Krypto-Pleite
Die Aktivitäten der Kryptohandelsbörse FTX in der Schweiz und anderen europäischen Ländern soll nicht mit dem Rest des Firmengeflechts verbunden gewesen sein.
24. November 2022 • Beat Schmid

Zusammenbruch des Kryptoimperiums von Sam Bankman-Fried hinterlässt ein Milliardenloch. Die eingesetzten Sachwalter dürften noch Wochen brauchen, um sich einen Überblick über das Ausmass der Pleite zu verschaffen. Die Ermittler werfen dem FTX-Gründer vor, Kundengelder in Milliardenhöhe abgezweigt zu haben, unter anderem um Verluste seines Hedgefonds Alameda Research auszugleichen.
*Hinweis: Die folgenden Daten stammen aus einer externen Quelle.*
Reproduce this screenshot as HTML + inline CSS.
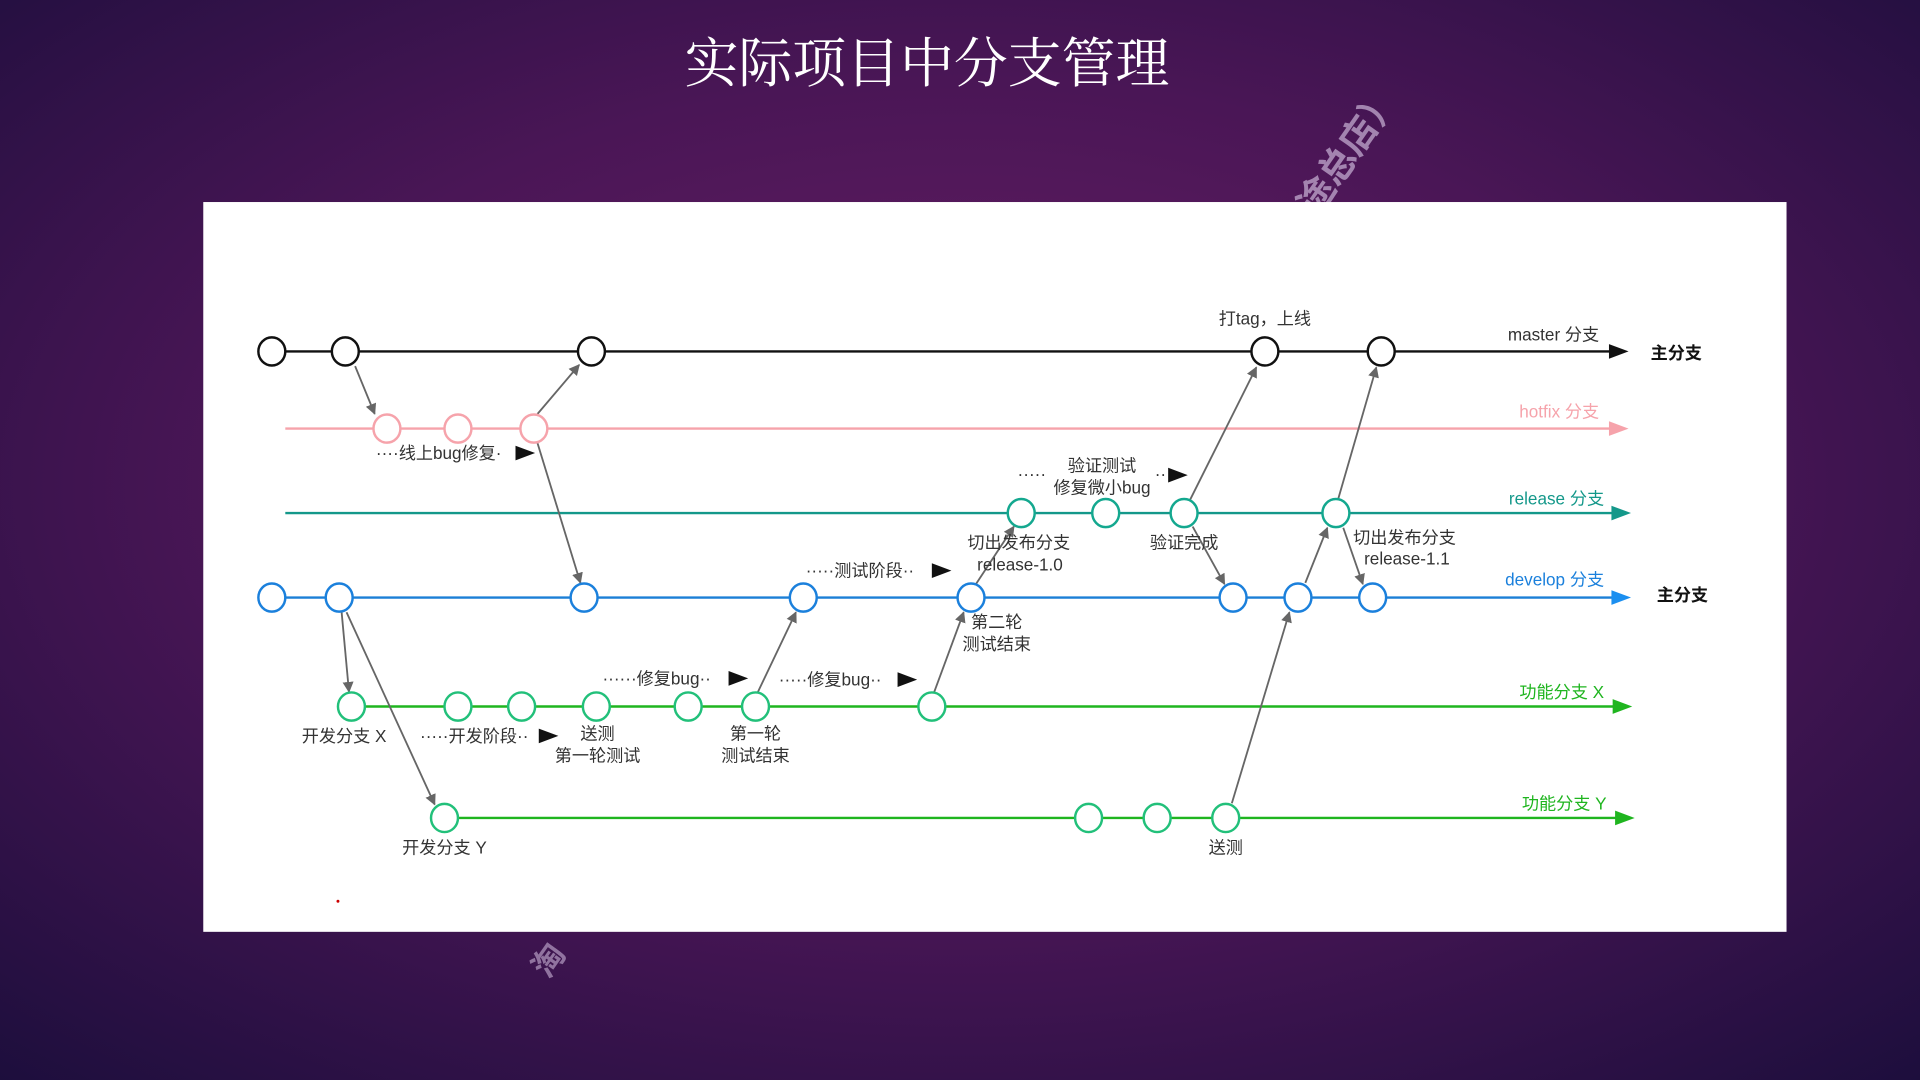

Weltweit sollen rund eine Million Kundinnen und Kunden keinen Zugriff mehr auf ihre Konten haben. Noch kaum Informationen verfügbar sind, wie stark Nutzer in der Schweiz und in anderen europäischen Märkten betroffen sind. Die Schweiz war mit einem halben Dutzend Firmen einer der wichtigsten Standorte auf der Landkarte der Kryptobörse. Hier ist die FTX Europa AG domiziliert, die Holdingfirma für die europäischen Märkte.

Auf den Konten der FTX Europa AG, die in Pfäffikon SZ niedergelassen ist, befinden sich gemäss den aktuellsten Gerichtsunterlagen 2,8 Millionen Dollar in Cash. Die Gesellschaft war unter anderem verbunden mit der FTX EU Ltd., die in Zypern domiziliert ist. In dieser Firma konnten die Sachwalter insgesamt 49 Millionen Dollar Bargeld sicherstellen, wobei der Grossteil (knapp 48 Millionen) auf Depotkonten liegt. Dabei handelt es sich um den höchsten Geldbetrag, der in einer europäischen FTX-Firma bisher gefunden wurde.

Europa-Geschäfte wurden erst vor wenigen Monaten hochgefahren

Wie das deutsche Handelsblatt (Abo) mit Bezug auf zwei Insider berichtet, sollen die Firmen in Europa nicht mit dem Rest des Kryptouniversum von FTX verbunden gewesen sein. Ein Grund dürfte sein, dass sich die Aktivitäten erst im Aufbau befunden haben. Etliche Gesellschaften sind erst seit wenigen Monaten aktiv. Im Februar übernahm der FTX-Mutterkonzern die Krypto-Unternehmensgruppe Digital Assets AG mit Sitz in Herisau und baute die neue Einheit zu seiner Europatochter aus. Aus ihr wurde die FTX Europa AG.

Offiziell wurde das Europageschäft im März hochgefahren. Bankman-Fried sagte damals zum Start in einer Pressemitteilung: “Wir freuen uns, dass wir unser europäisches Geschäft in einer regulierten Form starten können. Wir werden mit den Aufsichtsbehörden in verschiedenen Ländern Europas zusammenarbeiten, um weiterhin eine sichere Umgebung für den Kryptohandel zu schaffen.”

Gemäss den Insidern sollen im Gegensatz zu anderen Unternehmenstöchtern weder die Kundengelder noch die IT-Systeme aus Europa mit jenen der Konzernmutter zusammengelegt worden sein. Das Europageschäft von FTX hatte als einzige Kryptobörse in der EU eine sogenannte Mifid-II-Lizenz, die zum Handeln von Wertpapieren berechtigt. Geschäfte mit Kundengeldern sind jedoch eingeschränkt. Die zuständige Behörde ist die Börsenaufsicht in Zypern.

In der Schweiz soll sich FTX ebenfalls um eine Lizenz bemüht haben, wie die "NZZ am Sonntag" (Abo) schrieb. Doch bei der Finma biss sie auf Granit.

Bisher schwerste Kryptopleite

Anfang dieses Monats hat FTX in der bisher folgenschwersten Krypto-Pleite Gläubigerschutz (Chapter 11) in den USA beantragt, nachdem Händler innerhalb von drei Tagen Milliarden von der Plattform abgezogen hatten und die konkurrierende Börse Binance einen Rettungsversuch hatte platzen lassen. Der Kurs des Bitcoins und anderer Krypto-Währungen ist wegen der Turbulenzen deutlich gefallen.